Masters attended The Knox Academy from 1889-1890, a defunct preparatory program run by Knox College, but was forced to leave due to his family's inability to finance his education. [1]
After working in his father's law office, he was admitted to the Illinois bar and moved to Chicago, where he established a law partnership with Kickham Scanlan in 1893. He married twice. In 1898, he married Helen M. Jenkins, the daughter of a lawyer in Chicago, and had three children. During his law partnership with Clarence Darrow, from 1903 to 1908, Masters defended the poor. In 1911, he started his own law firm, despite the three years of unrest (1908-1911) due to extramarital affairs and an argument with Darrow.

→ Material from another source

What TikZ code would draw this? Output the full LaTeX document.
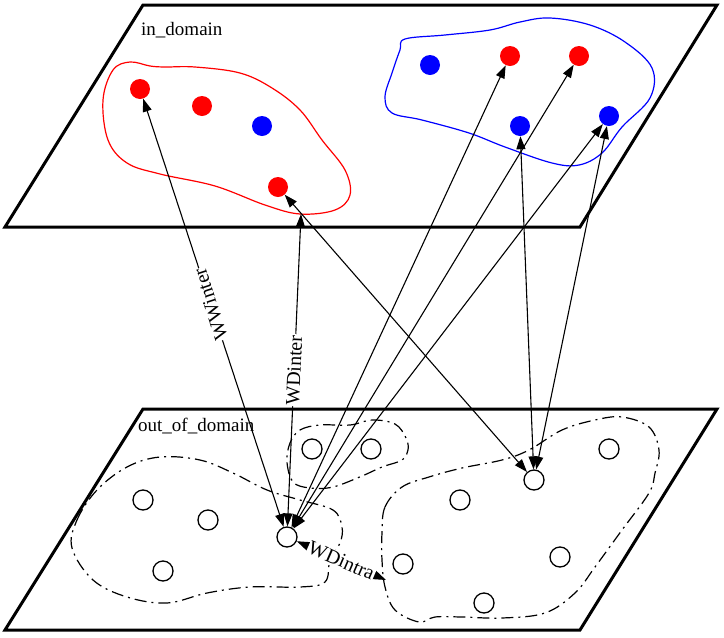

Two of his children followed him with literary careers. His daughter Marcia pursued poetry, while his son, Hilary Masters became a novelist. Hilary and his half-brother Hardin wrote a memoir of their father. [2]
Masters died at a nursing home on March 5, 1950, in Melrose Park, Pennsylvania.[3] He is buried in Oakland cemetery in Petersburg, Illinois. His epitaph includes his poem, "To-morrow is My Birthday" from Toward the Gulf (1918):
Good friends, let’s to the fields…
After a little walk and by your pardon,
I think I’ll sleep, there is no sweeter thing.
Nor fate more blessed than to sleep.
I am a dream out of a blessed sleep-
Let’s walk, and hear the lark.
Edgar's father was Hardin Wallace Masters, whose father was Squire Davis Masters, whose father was Thomas Masters, whose father was Hillery Masters, and his father was Robert Masters who was born c.1715 in Prince Georges County, Maryland.
Masters first declared his love for jade, early poems and essays under the pseudonym Dexter Wallace (after his mother's maiden name and his father's middle name) until the year 1903, when he joined the law firm of Clarence Darrow.
Masters began developing as a notable American poet in 1914 , when he began a series of poems (this time under the pseudonym Webster Ford) about his childhood experiences in Western Illinois, which appeared in Reedy's Mirror, a St. Louis publication. In 1915 the series was bound into a volume and re-titled Spoon River Anthology.
Though he never matched the success of his Spoon River Anthology, Masters was a prolific writer of diverse works. He published several other volumes of poems including Book of Verses in 1898, Songs and Sonnets in 1910, The Great Valley in 1916, Song and Satires in 1916, The Open Sea in 1921, The New Spoon River in 1924, Lee in 1926, Jack Kelso in 1928, Lichee Nuts in 1930, Gettysburg, Manila, Acoma in 1930, Godbey, sequel to Jack Kelso in 1931, The Serpent in the Wilderness in 1933, Richmond in 1934, Invisible Landscapes in 1935, The Golden Fleece of California in 1936, Poems of People in 1936, The New World in 1937, More People in 1939, Illinois Poems in 1941, and Along the Illinois in 1942.
Masters was awarded the Mark Twain Silver Medal in 1936, the Poetry Society of America medal in 1941, the Academy of American Poets Fellowship in 1942, and the Shelly Memorial Award in 1944.